The docket sounding frequently serves as a practical deadline for plea negotiations. If the defendant and prosecutor have reached a deal, the terms are presented to the judge for approval. The judge isn’t a rubber stamp here; the court can reject a plea agreement if the terms seem unreasonable or if the judge isn’t satisfied that the defendant understands what they’re giving up. But judges accept the vast majority of negotiated pleas. A plea deal often involves the defendant pleading guilty to a lesser charge or to fewer counts in exchange for a sentencing recommendation from the prosecutor.

Continuance Granted

A continuance is a postponement, and it’s one of the most common outcomes at a docket sounding. Either side might need more time for legitimate reasons: the defense attorney may still be reviewing discovery materials, new evidence may have surfaced that requires investigation, a witness might be temporarily unavailable, or the defense may have recently changed attorneys. Judges generally grant continuances when the requesting party has been diligent and the delay is reasonable. They deny them when the request looks like a stalling tactic. One important wrinkle: continuances granted at the defense’s request typically toll the speedy trial clock, meaning that time doesn’t count against the prosecution’s deadline to bring the case to trial.
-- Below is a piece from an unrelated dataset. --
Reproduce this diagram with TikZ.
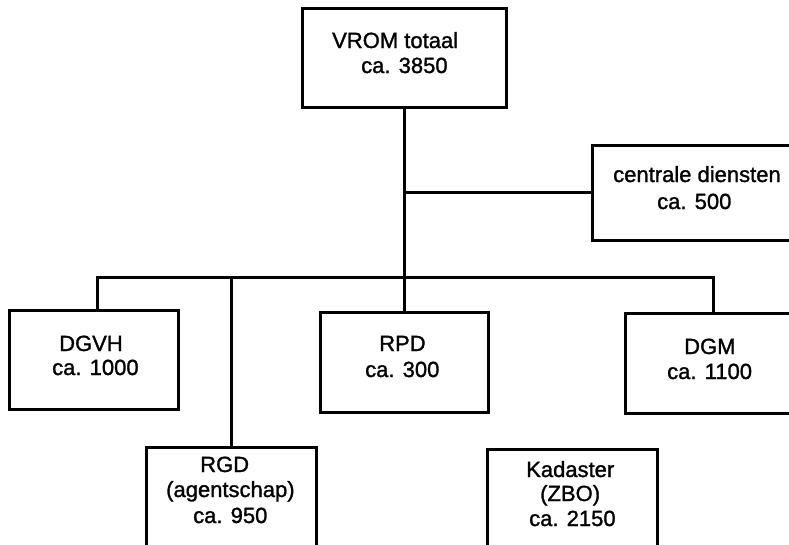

What Happens If You Miss the Hearing

Skipping a docket sounding is one of the worst decisions a defendant can make. If you fail to appear at a required court hearing, the judge will almost certainly issue a bench warrant, which authorizes law enforcement to arrest you on sight. In most jurisdictions, the failure to appear is itself a separate criminal offense, meaning you’ll face additional charges on top of whatever you were originally dealing with.

Beyond the warrant and new charges, missing a hearing can result in your bail or bond being revoked. If you were free on bond, the court can forfeit that bond and hold you in custody until the case resolves. A judge who might have been neutral toward you now sees someone who can’t be trusted to show up, which colors every future interaction. If you genuinely cannot attend because of an emergency, contact your attorney immediately so they can notify the court and request a rescheduling before a warrant is issued.

Why Your Attorney Matters at This Stage

Most of the work that produces good outcomes at a docket sounding happens weeks before the hearing itself. A defense attorney reviews the prosecution’s evidence, identifies weaknesses, files motions to suppress improperly obtained evidence, and negotiates with the prosecutor. By the time the docket sounding arrives, a good attorney has already built the pressure that makes a dismissal or favorable plea deal possible.

During the hearing, the attorney communicates the defense’s position to the judge, whether that means announcing readiness for trial, presenting a plea agreement, or arguing that the case should be dismissed on legal grounds. They also translate what’s happening in real time for the defendant. Prosecutors sometimes make offers or propose conditions at the hearing itself, and a defendant without counsel has no way to evaluate those offers on the spot against the full landscape of the case. The docket sounding moves quickly, and the decisions made there shape everything that follows.